A primeira dispara alta de juros a qualquer sinal mínimo de aquecimento. A segunda define um piso para os juros, quando não existe inflação – acenando com ameaça futura de inflação se os juros caírem mais.
A primeira vez que Arida abordou a taxa de juros de equilíbrio da economia, por seus cálculos hoje em dia seria na faixa de 14% (inflação de 6,5% mais 7,5% de taxa de juros), algo sem paralelo em nenhuma outra economia mundial. Chamou de “jabuticaba”, por só acontecer no país. Na verdade, “jabuticaba” era a teoria que tentou desenvolver.
Sobre o PIB potencial e os gargalos da economia
“Na economia brasileira hoje a taxa sustentável de crescimento é algo em torno de 3,5%, 4%. Sustentável no sentido de capaz de manter a inflação sob controle e evitar gargalos maiores nos processos de infraestrutura”.
Gargalo é o processo deflagrador do investimento. No desenvolvimento, a parte mais difícil de construir é a demanda. Dada a demanda, a oferta vem atrás, porque viabiliza os investimentos.
Justamente porque gargalos são provocados por mudança de patamar de consumo. Se tenho uma estrada pouco transitada, a troco de quê vou canalizar investimentos (escassos) para ela. Ao contrário: se uma estrada é bem transitada, há justificativa econômica para o investimento, como demanda para viabilizar PPP (parcerias público-privadas) ou concessões.

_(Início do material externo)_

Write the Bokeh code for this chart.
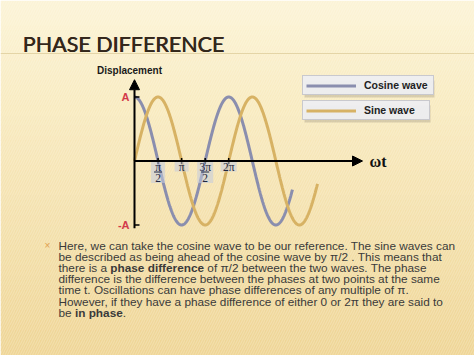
import numpy as np
from bokeh.plotting import figure
from bokeh.models import (Range1d, Label, Arrow, NormalHead, Legend, LegendItem,
                          BoxAnnotation, Span, ColumnDataSource)
from bokeh.core.properties import value
from bokeh.embed import file_html
from bokeh.resources import INLINE

W, H = 474, 355

# ---------------- data ----------------
TITLE = "PHASE DIFFERENCE"
Y_LABEL = "Displacement"
X_LABEL = "ωt"
AMPLITUDE = 1.0
amp_labels = ["A", "-A"]
amp_values = [AMPLITUDE, -AMPLITUDE]
tick_values = [np.pi / 2, np.pi, 3 * np.pi / 2, 2 * np.pi]
tick_numerators = ["π", "π", "3π", "2π"]
tick_denominators = ["2", "", "2", ""]
series_names = ["Cosine wave", "Sine wave"]
cos_end = 10.53   # radians where the drawn cosine stops
sin_end = 12.2    # radians where the drawn sine stops
x_axis_end = 15.2
y_axis_bottom = -1.05
y_axis_top = 1.27

bullet_segments = [
    # (line, text, bold)
    (0, "Here, we can take the cosine wave to be our reference. The sine waves can", False),
    (1, "be described as being ahead of the cosine wave by π/2 . This means that", False),
    (2, "there is a ", False), (2, "phase difference", True),
    (2, " of π/2 between the two waves. The phase", False),
    (3, "difference is the difference between the phases at two points at the same", False),
    (4, "time t. Oscillations can have phase differences of any multiple of π.", False),
    (5, "However, if they have a phase difference of either 0 or 2π they are said to", False),
    (6, "be ", False), (6, "in phase", True), (6, ".", False),
]

# ---------------- layout constants ----------------
ORIGIN_X, ORIGIN_Y = 134.0, 160.5
PX_PER_RAD, PX_PER_AMP = 15.0, 64.0
TXT_SIZE = 11.8
TXT_X, TXT_Y0, TXT_DY = 58.0, 245.0, 11.2

REG = dict(zip("abcdefghijklmnopqrstuvwxyz ",
               [556, 556, 500, 556, 556, 278, 556, 556, 222, 222, 500, 222, 833, 556, 556, 556,
                556, 333, 500, 278, 556, 500, 722, 500, 500, 500, 278]))
BLD = dict(zip("abcdefghijklmnopqrstuvwxyz ",
               [556, 611, 556, 611, 556, 333, 611, 611, 278, 278, 556, 278, 889, 611, 611, 611,
                611, 389, 556, 333, 611, 556, 778, 556, 556, 500, 278]))


def text_w(s, bold):
    m = BLD if bold else REG
    return sum(m.get(c, 556) for c in s) * TXT_SIZE / 1000.0


p = figure(width=W, height=H, x_range=Range1d(0, W), y_range=Range1d(H, 0),
           min_border=0, toolbar_location=None, output_backend="svg",
           x_axis_location=None, y_axis_location=None)
p.grid.visible = False
p.outline_line_color = None
p.extra_x_ranges = {"theta": Range1d(-ORIGIN_X / PX_PER_RAD, (W - ORIGIN_X) / PX_PER_RAD)}
p.extra_y_ranges = {"amp": Range1d(-(H - ORIGIN_Y) / PX_PER_AMP, ORIGIN_Y / PX_PER_AMP)}

# ---------------- background ----------------
stops_y = [0, 90, 355]
stops_c = [(252, 244, 214), (249, 236, 194), (239, 213, 148)]
edges = np.linspace(0, H, 72)
mids = (edges[:-1] + edges[1:]) / 2
bg_cols = []
for yy in mids:
    c = [int(np.interp(yy, stops_y, [s[k] for s in stops_c])) for k in range(3)]
    bg_cols.append("#%02x%02x%02x" % tuple(c))
p.quad(left=0, right=W, top=edges[:-1], bottom=edges[1:] + 0.5, fill_color=bg_cols, line_color=None)
p.quad(left=0, right=W, top=0, bottom=H, fill_alpha=0, line_alpha=0,
       hatch_pattern="/", hatch_color="#ffffff", hatch_alpha=0.2, hatch_scale=5, hatch_weight=1.2)
p.add_layout(Span(location=53, dimension="width", line_color="#e4d4a6", line_width=1))

# ---------------- title ----------------
for dx in (0.0, 0.6):
    p.add_layout(Label(x=22 + dx, y=43, text=TITLE, text_font="Lato", text_font_size="21.5px",
                       text_color="#33271b", text_baseline="alphabetic"))

# ---------------- waves ----------------
theta_cos = np.linspace(0, cos_end, 400)
theta_sin = np.linspace(0, sin_end, 460)
cos_r = p.line(theta_cos, AMPLITUDE * np.cos(theta_cos), x_range_name="theta", y_range_name="amp",
               line_color="#8a8eae", line_width=3)
sin_r = p.line(theta_sin, AMPLITUDE * np.sin(theta_sin), x_range_name="theta", y_range_name="amp",
               line_color="#d7b264", line_width=3)

# ---------------- axes ----------------
head = dict(size=10, fill_color="black", line_color="black")
p.add_layout(Arrow(x_start=0, y_start=0, x_end=x_axis_end, y_end=0, x_range_name="theta",
                   y_range_name="amp", line_width=2, end=NormalHead(**head)))
p.add_layout(Arrow(x_start=0, y_start=y_axis_bottom, x_end=0, y_end=y_axis_top, x_range_name="theta",
                   y_range_name="amp", line_width=2, end=NormalHead(**head)))

tick_half = 3 / PX_PER_AMP
p.segment(x0=tick_values, x1=tick_values, y0=[-tick_half] * 4, y1=[tick_half] * 4,
          x_range_name="theta", y_range_name="amp", line_color="black", line_width=1.5)
p.segment(x0=[0, 0], x1=[5 / PX_PER_RAD] * 2, y0=amp_values, y1=amp_values,
          x_range_name="theta", y_range_name="amp", line_color="black", line_width=1.5)

# tick label highlight boxes
is_frac = [d != "" for d in tick_denominators]
box_h = [22 if f else 11 for f in is_frac]
box_y = [-(11 if f else 5) / PX_PER_AMP for f in is_frac]
box_w = [14 if len(n) == 1 else 16 for n in tick_numerators]
p.rect(x=tick_values, y=box_y, width=box_w, height=box_h, width_units="screen",
       height_units="screen", x_range_name="theta", y_range_name="amp",
       fill_color="#c3cadf", fill_alpha=0.55, line_color=None)

lab_style = dict(text_font=value("Liberation Serif"), text_font_size="11.5px",
                 text_color="#1f2740", text_align="center", text_baseline="middle",
                 x_range_name="theta", y_range_name="amp")
p.text(x=tick_values, y=[0] * 4, text=tick_numerators, y_offset=5.5, **lab_style)
p.text(x=tick_values, y=[0] * 4, text=tick_denominators, y_offset=16.5, **lab_style)
frac_x = [t for t, f in zip(tick_values, is_frac) if f]
bar_y = -11 / PX_PER_AMP
p.segment(x0=[t - 4 / PX_PER_RAD for t in frac_x], x1=[t + 4 / PX_PER_RAD for t in frac_x],
          y0=[bar_y] * len(frac_x), y1=[bar_y] * len(frac_x),
          x_range_name="theta", y_range_name="amp", line_color="#1f2740", line_width=1)

p.text(x=[0, 0], y=amp_values, text=amp_labels, x_offset=-5, x_range_name="theta",
       y_range_name="amp", text_font=value("Liberation Sans"), text_font_size="11px",
       text_font_style="bold", text_color="#d23a4a", text_align="right", text_baseline="middle")

p.add_layout(Label(x=129, y=70, text=Y_LABEL, text_font="Liberation Sans", text_font_size="10px",
                   text_font_style="bold", text_color="#1a1a1a", text_align="center",
                   text_baseline="middle"))
p.add_layout(Label(x=x_axis_end, y=0, x_range_name="theta", y_range_name="amp", x_offset=7,
                   text=X_LABEL, text_font="Liberation Serif", text_font_size="16px",
                   text_font_style="bold", text_color="#111111", text_baseline="middle"))

# ---------------- legend boxes ----------------
p.add_layout(BoxAnnotation(left=304, right=434, top=80, bottom=97, fill_color="#8a8070",
                           fill_alpha=0.3, line_alpha=0))
p.add_layout(BoxAnnotation(left=304, right=430, top=105, bottom=122, fill_color="#8a8070",
                           fill_alpha=0.3, line_alpha=0))
for r, name, loc, lw in [(cos_r, series_names[0], (302, 260), 66), (sin_r, series_names[1], (302, 235), 62)]:
    leg = Legend(items=[LegendItem(label=name, renderers=[r])], location=loc,
                 glyph_width=50, glyph_height=11, label_height=11, label_width=lw,
                 label_standoff=8, padding=3, margin=0, spacing=0,
                 border_line_color="#a4a4ac", border_line_width=1,
                 background_fill_color="#eeeef1", background_fill_alpha=0.95,
                 label_text_font="Liberation Sans", label_text_font_size="10.5px",
                 label_text_font_style="bold", label_text_color="#222222")
    p.add_layout(leg)

# ---------------- bullet text ----------------
xs, ys, ts, st = [], [], [], []
cursor = {}
for line, txt, bold in bullet_segments:
    x0 = cursor.get(line, TXT_X)
    lead = len(txt) - len(txt.lstrip(" "))
    x0 += text_w(" " * lead, bold)
    body = txt.lstrip(" ")
    xs.append(x0)
    ys.append(TXT_Y0 + line * TXT_DY)
    ts.append(body)
    st.append("bold" if bold else "normal")
    cursor[line] = x0 + text_w(body, bold)
src = ColumnDataSource(dict(x=xs, y=ys, text=ts, style=st))
p.text(x="x", y="y", text="text", source=src, text_font=value("Liberation Sans"),
       text_font_size="%.1fpx" % TXT_SIZE, text_font_style="style", text_color="#3a3a3a",
       text_baseline="middle")
p.text(x=[47], y=[TXT_Y0], text=["×"], text_font=value("Liberation Sans"), text_font_size="10px",
       text_color="#e0a050", text_align="center", text_baseline="middle")

open("out.html", "w").write(file_html(p, INLINE))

A lógica “cabeça de planilha” supõe que, primeiro os países investem (recursos escassos) em infraestrutura, sem dispor de demanda, para aguardar quando a demanda chegar.

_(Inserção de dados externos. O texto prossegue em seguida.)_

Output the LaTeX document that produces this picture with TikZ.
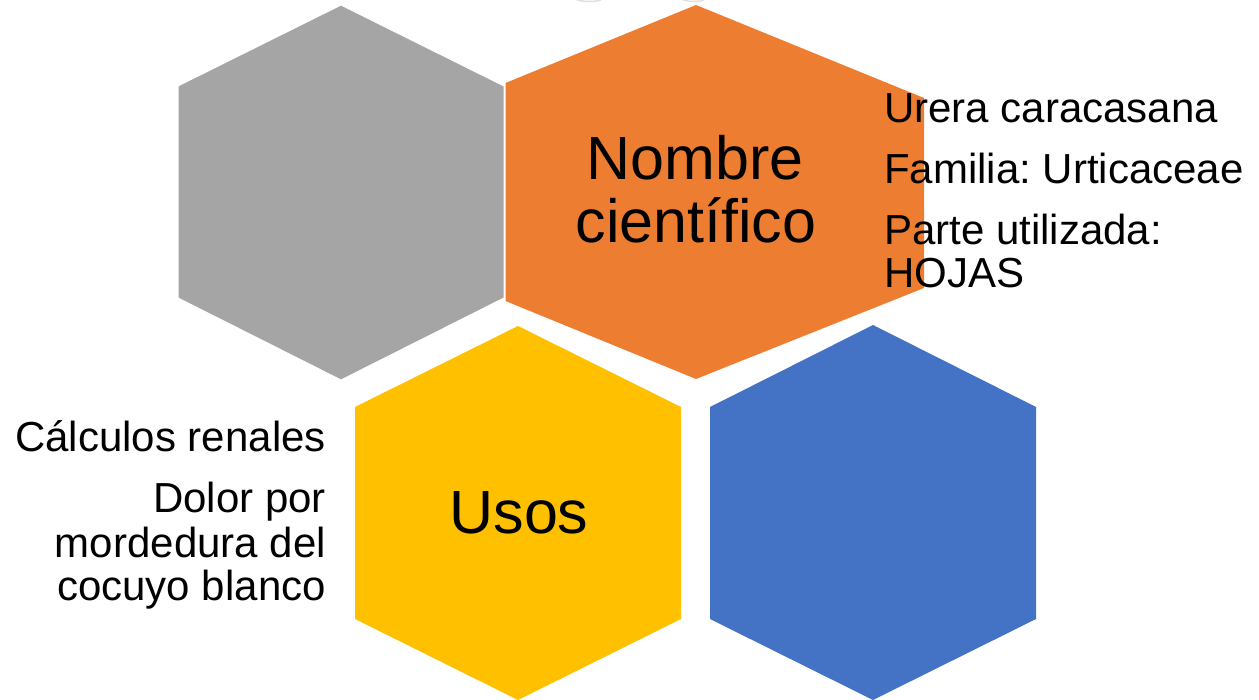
\documentclass[tikz,border=0pt]{standalone}
\usepackage{fontspec}
\setmainfont{Liberation Sans}
\frenchspacing
\definecolor{hgray}{HTML}{A5A5A5}
\definecolor{horange}{HTML}{ED7D31}
\definecolor{hyellow}{HTML}{FFC000}
\definecolor{hblue}{HTML}{4472C4}
\begin{document}
\begin{tikzpicture}[x=1pt,y=-1pt,
  hexshape/.style={draw=white, line width=1pt, line join=miter},
  bigtxt/.style={inner sep=0pt, font=\fontsize{61}{63}\selectfont},
  smalltxt/.style={inner sep=0pt, font=\fontsize{42}{43}\selectfont},
  faint/.style={draw=black!12, line width=1.5pt}]
\useasboundingbox (0,0) rectangle (1259,700);
% faint marks at top edge
\draw[faint] (577,0) .. controls (585,2) and (595,2) .. (601,0);
\draw[faint] (683,0) .. controls (690,2) and (698,2) .. (704,0);
% hexagons
\fill[horange] (505.5,83) -- (696,5) -- (924,98) -- (924,288) -- (696,379) -- (505.5,301) -- cycle;
\filldraw[hexshape, fill=hgray] (178,86) -- (341,5) -- (504,86) -- (504,298) -- (341,380) -- (178,298) -- cycle;
\fill[hyellow] (355,407) -- (518,326) -- (681,407) -- (681,619) -- (518,700) -- (355,619) -- cycle;
\fill[hblue] (710,407) -- (873,325) -- (1036,407) -- (1036,619) -- (873,700) -- (710,619) -- cycle;
% hexagon labels
\node[bigtxt, anchor=base] (nom1) at (695,180) {Nombre};
\node[bigtxt, anchor=base] (nom2) at (696,243) {científico};
\node[bigtxt, anchor=base] (usos) at (519,533) {Usos};
% right text
\node[smalltxt, anchor=base west] (r1) at (884,123) {Urera caracasana};
\node[smalltxt, anchor=base west] (r2) at (884,184) {Familia: Urticaceae};
\node[smalltxt, anchor=base west] (r3) at (884,245) {Parte utilizada:};
\node[smalltxt, anchor=base west] (r4) at (884,288) {HOJAS};
% left text
\node[smalltxt, anchor=base east] (l1) at (326,452) {Cálculos renales};
\node[smalltxt, anchor=base east] (l2) at (326,512) {Dolor por};
\node[smalltxt, anchor=base east] (l3) at (326,557) {mordedura del};
\node[smalltxt, anchor=base east] (l4) at (326,600) {cocuyo blanco};
\end{tikzpicture}
\end{document}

Quanto ao PIB potencial, o Secretário Executivo do Ministério da Fazenda, Nelson Barbosa, tem trabalhos exemplares desmistificando a lógica de cálculo.
Sobre bancos e investidores
“A estatização de bancos é sempre o último recurso. Mas é melhor estatizar os bancos do que deixar os bancos quebrarem”.
“Toda a crise bancária sistêmica associada a bolhas ou de ativos ou no mercado imobiliário ou no mercado acionário tipicamente põe os governos diante de uma situação difícil. Se pode permitir que os bancos quebrem, o que é um trauma extraordinário para a formação de poupança ao longo do tempo. Ou salvar os bancos. E para salvar os bancos, ou o governo injeta dinheiro ou absorve parte do portfólio podre dos bancos. É sempre melhor a segunda solução do que a primeira. O grande drama da grande recessão, não foi a queda da bolsa de 1929 ou o folclore de alguém que se jogou pela janela. O drama foi a quebra dos bancos”.
Opa, Pérsio estaria saindo de seu papel de lobby dos gestores para assumir a defesa dos bancos? Claro que não:
Se pode salvar os bancos de inúmeras formas diferentes. Penalizando os acionistas dos bancos, que é a forma correta, nem sempre adotada na Europa. Sempre o primeiro a ser penalizado tem que ser o acionista do banco. Mas salvar bancos, não penalizar o credor dos bancos. Penalizar o acionista e não penalizar o credor.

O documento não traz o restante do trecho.